Leave out all pictures and give back precisely the lines from the line with "Clone this chart in Plotly." to the line with "import plotly.graph_objects as go", including those two lines.

#### Recorded data
——
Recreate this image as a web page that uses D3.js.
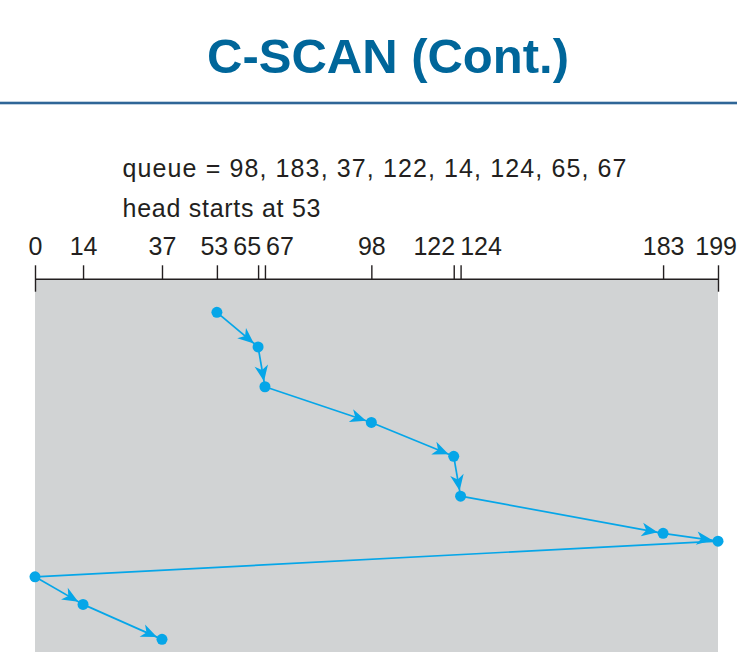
<!DOCTYPE html>
<html>
<head>
<meta charset="utf-8">
<script src="https://cdn.jsdelivr.net/npm/d3@7"></script>
<style>
  html, body { margin: 0; padding: 0; background: #ffffff; }
  svg { display: block; }
  text { font-family: "Liberation Sans", Arial, Helvetica, sans-serif; }
</style>
</head>
<body>
<svg id="chart" width="737" height="665"></svg>
<script>
// ---- data ----
const titleText = "C-SCAN (Cont.)";
const queueLine = "queue = 98, 183, 37, 122, 14, 124, 65, 67";
const headLine = "head starts at 53";
const cylinderTicks = [0, 14, 37, 53, 65, 67, 98, 122, 124, 183, 199];
const cylinderDomain = [0, 199];
// order in which the head services the cylinders
const serviceOrder = [53, 65, 67, 98, 122, 124, 183, 199, 0, 14, 37];
// relative time (0..100, top to bottom) at which each cylinder is reached
const serviceTime = [8.7, 18.0, 28.7, 38.3, 47.4, 58.1, 68.1, 70.2, 79.8, 87.2, 96.6];
const timeDomain = [0, 100];

// ---- drawing ----
const svg = d3.select("#chart");
const W = 737;
const lineColor = "#06a6e8";
const inkColor = "#231f20";

// title
svg.append("text")
  .attr("x", 388).attr("y", 73)
  .attr("text-anchor", "middle")
  .attr("font-size", 49).attr("font-weight", "bold")
  .attr("fill", "#00669a")
  .text(titleText);

svg.append("rect")
  .attr("x", 0).attr("y", 101.7).attr("width", W).attr("height", 2.6)
  .attr("fill", "#2f6697");

// header texts
svg.append("text")
  .attr("x", 122.5).attr("y", 177.3)
  .attr("font-size", 25).attr("fill", inkColor)
  .attr("textLength", 504).attr("lengthAdjust", "spacing")
  .text(queueLine);
svg.append("text")
  .attr("x", 122.5).attr("y", 216.7)
  .attr("font-size", 25).attr("fill", inkColor)
  .attr("textLength", 198).attr("lengthAdjust", "spacing")
  .text(headLine);

// scales
const x = d3.scaleLinear().domain(cylinderDomain).range([35, 718]);
const y = d3.scaleLinear().domain(timeDomain).range([280, 652]);
const axisY = 279.3;

// gray panel
svg.append("rect")
  .attr("x", x(cylinderDomain[0])).attr("y", axisY)
  .attr("width", x(cylinderDomain[1]) - x(cylinderDomain[0]))
  .attr("height", y(timeDomain[1]) - axisY)
  .attr("fill", "#d1d3d4");

// axis
const axis = d3.axisTop(x).tickValues(cylinderTicks).tickSize(14).tickFormat(d3.format("d"));
const gAxis = svg.append("g").attr("transform", `translate(0,${axisY})`).call(axis);
gAxis.select(".domain").attr("d", `M${x(0)},0H${x(199)}`).attr("stroke", inkColor).attr("stroke-width", 1.4);
gAxis.selectAll(".tick line").attr("stroke", inkColor).attr("stroke-width", 1.4)
  .attr("y2", d => (d === cylinderDomain[0] || d === cylinderDomain[1]) ? 12.4 : -14)
  .attr("y1", d => (d === cylinderDomain[0] || d === cylinderDomain[1]) ? -14 : 0);
gAxis.selectAll(".tick text")
  .attr("font-family", "'Liberation Sans', Arial, sans-serif")
  .attr("font-size", 25).attr("fill", inkColor)
  .attr("y", 0).attr("dy", null)
  .attr("transform", `translate(0,${255 - axisY})`);

// resolve overlapping tick labels by pushing them apart
const ticks = gAxis.selectAll(".tick").nodes().map(n => {
  const t = d3.select(n).select("text");
  const v = d3.select(n).datum();
  return { v, t, cx: x(v), w: t.node().getComputedTextLength() };
}).sort((a, b) => a.v - b.v);
const gap = 5;
for (let it = 0; it < 200; it++) {
  for (let i = 0; i < ticks.length - 1; i++) {
    const a = ticks[i], b = ticks[i + 1];
    const ov = (a.cx + a.w / 2 + gap) - (b.cx - b.w / 2);
    if (ov > 0) { a.cx -= ov / 2; b.cx += ov / 2; }
  }
  const last = ticks[ticks.length - 1];
  if (last.cx + last.w / 2 > W - 0.5) last.cx = W - 0.5 - last.w / 2;
}
ticks.forEach(d => d.t.attr("x", d.cx - x(d.v)));

// arrow marker
const defs = svg.append("defs");
defs.append("marker")
  .attr("id", "arrow")
  .attr("markerUnits", "userSpaceOnUse")
  .attr("viewBox", "-20 -10 26 20")
  .attr("markerWidth", 26).attr("markerHeight", 20)
  .attr("refX", 5.5).attr("refY", 0)
  .attr("orient", "auto")
  .append("path")
  .attr("d", "M0,0L-16,-6.8L-11.5,0L-16,6.8Z")
  .attr("fill", lineColor);

// head movement
const pts = serviceOrder.map((c, i) => ({ c, t: serviceTime[i] }));
const segs = d3.pairs(pts);
svg.append("g").selectAll("line").data(segs).join("line")
  .attr("x1", d => x(d[0].c)).attr("y1", d => y(d[0].t))
  .attr("x2", d => x(d[1].c)).attr("y2", d => y(d[1].t))
  .attr("stroke", lineColor).attr("stroke-width", 1.7)
  .attr("marker-end", d => d[1].c > d[0].c ? "url(#arrow)" : null);

svg.append("g").selectAll("circle").data(pts).join("circle")
  .attr("cx", d => x(d.c)).attr("cy", d => y(d.t))
  .attr("r", 5.5).attr("fill", lineColor);
</script>
</body>
</html>
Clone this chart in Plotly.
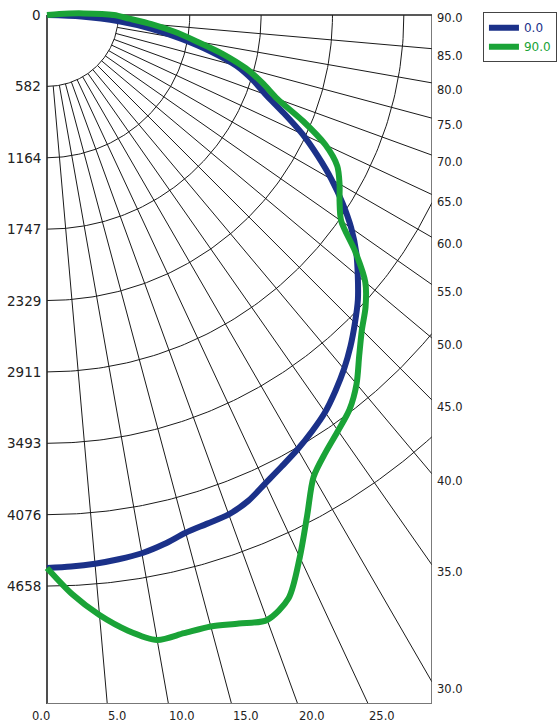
import numpy as np
import plotly.graph_objects as go

# ---------------- data ----------------
ANGLES_0 = [0, 2.5, 5, 7.5, 10, 12.5, 15, 17.5, 20, 22.5, 25, 27.5, 30, 32.5, 35, 37.5,
            40, 42.5, 45, 47.5, 50, 52.5, 55, 57.5, 60, 62.5, 65, 67.5, 70, 72.5, 75,
            77.5, 80, 82.5, 85, 87.5, 90]
CD_0 = [4511, 4503, 4493, 4478, 4458, 4420, 4372, 4350, 4335, 4290, 4215, 4150, 4090,
        4025, 3955, 3865, 3770, 3665, 3553, 3440, 3310, 3180, 3030, 2860, 2680, 2490,
        2300, 2090, 1900, 1760, 1600, 1365, 1110, 860, 590, 280, 0]

ANGLES_90 = [0, 2.5, 5, 7.5, 10, 12.5, 15, 17.5, 20, 22.5, 25, 27.5, 30, 32.5, 35, 37.5,
             40, 42.5, 45, 47.5, 50, 52.5, 55, 57.5, 60, 62.5, 65, 67.5, 70, 72.5, 75,
             77.5, 80, 82.5, 85, 87.5, 90, 92.5, 95, 97.5]
CD_90 = [4511, 4730, 4913, 5065, 5176, 5165, 5164, 5205, 5251, 5150, 4880, 4598, 4350,
         4230, 4140, 4055, 3929, 3770, 3633, 3525, 3390, 3170, 2930, 2830, 2756, 2670,
         2506, 2260, 2000, 1843, 1679, 1470, 1240, 1050, 855, 670, 545, 300, 100, 0]

SERIES_NAMES = ["0.0", "90.0"]
SERIES_COLORS = ["#1b3189", "#1aa337"]

RADIAL_TICKS = [0, 582.25, 1164.5, 1746.75, 2329.0, 2911.25, 3493.5, 4075.75, 4658.0]
RADIAL_LABELS = ["0", "582", "1164", "1747", "2329", "2911", "3493", "4076", "4658"]
RIGHT_ANGLES = [90, 85, 80, 75, 70, 65, 60, 55, 50, 45, 40, 35, 30]
BOTTOM_ANGLES = [0, 5, 10, 15, 20, 25]
GRID_ANGLES = [0, 5, 10, 15, 20, 25, 30, 35, 40, 45, 50, 55, 60, 65, 70, 75, 80, 85, 90]

# axis extent (cd) of the framed region
X_MAX = 3141.0
Y_MAX = 5620.0
PX_PER_CD = 0.122585


def polar_xy(ang_deg, r):
    a = np.radians(np.asarray(ang_deg, dtype=float))
    r = np.asarray(r, dtype=float)
    return r * np.sin(a), -r * np.cos(a)


fig = go.Figure()

# ---------------- grid ----------------
gx, gy = [], []
for ang in GRID_ANGLES[1:-1]:
    a = np.radians(ang)
    r0 = RADIAL_TICKS[1]
    r1 = min(X_MAX / np.sin(a), Y_MAX / np.cos(a))
    x, y = polar_xy([ang, ang], [r0, r1])
    gx += list(x) + [None]
    gy += list(y) + [None]
for r in RADIAL_TICKS[1:]:
    amax = 90.0 if r <= X_MAX else np.degrees(np.arcsin(X_MAX / r))
    angs = np.linspace(0, amax, 120)
    x, y = polar_xy(angs, np.full_like(angs, r))
    gx += list(x) + [None]
    gy += list(y) + [None]
fig.add_trace(go.Scatter(x=gx, y=gy, mode="lines", line=dict(color="#1a1a1a", width=1),
                         hoverinfo="skip", showlegend=False))

# frame
fig.add_trace(go.Scatter(x=[0, 0], y=[0, -Y_MAX], mode="lines",
                         line=dict(color="#222222", width=1.6), hoverinfo="skip", showlegend=False))
fig.add_trace(go.Scatter(x=[0, X_MAX], y=[0, 0], mode="lines",
                         line=dict(color="#222222", width=1.4), hoverinfo="skip", showlegend=False))
fig.add_trace(go.Scatter(x=[X_MAX, X_MAX], y=[0, -Y_MAX], mode="lines",
                         line=dict(color="#444444", width=1.4), hoverinfo="skip", showlegend=False))
fig.add_trace(go.Scatter(x=[0, X_MAX], y=[-Y_MAX, -Y_MAX], mode="lines",
                         line=dict(color="#777777", width=2), hoverinfo="skip", showlegend=False))

# ---------------- curves ----------------
for angs, cds, name, col in [(ANGLES_0, CD_0, SERIES_NAMES[0], SERIES_COLORS[0]),
                             (ANGLES_90, CD_90, SERIES_NAMES[1], SERIES_COLORS[1])]:
    x, y = polar_xy(angs, cds)
    fig.add_trace(go.Scatter(
        x=x, y=y, mode="lines",
        line=dict(color=col, width=6, shape="spline", smoothing=0.8),
        name=f"<span style='color:{col}'>{name}</span>",
        hoverinfo="skip"))

# ---------------- labels ----------------
annots = []
for v, lab in zip(RADIAL_TICKS, RADIAL_LABELS):
    annots.append(dict(x=0, y=-v, text=lab, showarrow=False, xanchor="right", yanchor="middle",
                       xshift=-4, font=dict(family="DejaVu Sans", size=13.5, color="#222222")))
for ang in RIGHT_ANGLES:
    yv = 0.0 if ang == 90 else -X_MAX / np.tan(np.radians(ang))
    annots.append(dict(x=X_MAX, y=yv, text=f"{ang:.1f}", showarrow=False, xanchor="left",
                       yanchor="middle", xshift=3, yshift=-3 if ang == 90 else -7,
                       font=dict(family="DejaVu Sans", size=11.5, color="#222222")))
for ang in BOTTOM_ANGLES:
    xv = Y_MAX * np.tan(np.radians(ang))
    annots.append(dict(x=xv, y=-Y_MAX, text=f"{ang:.1f}", showarrow=False,
                       xanchor="center" if ang == 0 else "left", yanchor="top",
                       xshift=-6 if ang == 0 else -1, yshift=-3,
                       font=dict(family="DejaVu Sans", size=11.5, color="#222222")))

fig.update_layout(
    width=557, height=722, autosize=False,
    margin=dict(l=43, r=125, t=8, b=18, pad=0, autoexpand=False),
    paper_bgcolor="white", plot_bgcolor="white",
    xaxis=dict(range=[-4 / PX_PER_CD, X_MAX], visible=False, fixedrange=True),
    yaxis=dict(range=[-Y_MAX, 7 / PX_PER_CD], visible=False, fixedrange=True),
    annotations=annots,
    showlegend=True,
    legend=dict(x=1.131, y=0.994, xanchor="left", yanchor="top",
                bordercolor="#444444", borderwidth=1, bgcolor="white",
                font=dict(family="DejaVu Sans", size=12),
                itemwidth=30, tracegroupgap=0),
)

fig.write_html("out.html", config={"displayModeBar": False},
               post_script="document.body.style.margin='0';document.body.style.overflow='hidden';")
——
#### Output of the task
Clone this chart in Plotly.
import numpy as np
import plotly.graph_objects as go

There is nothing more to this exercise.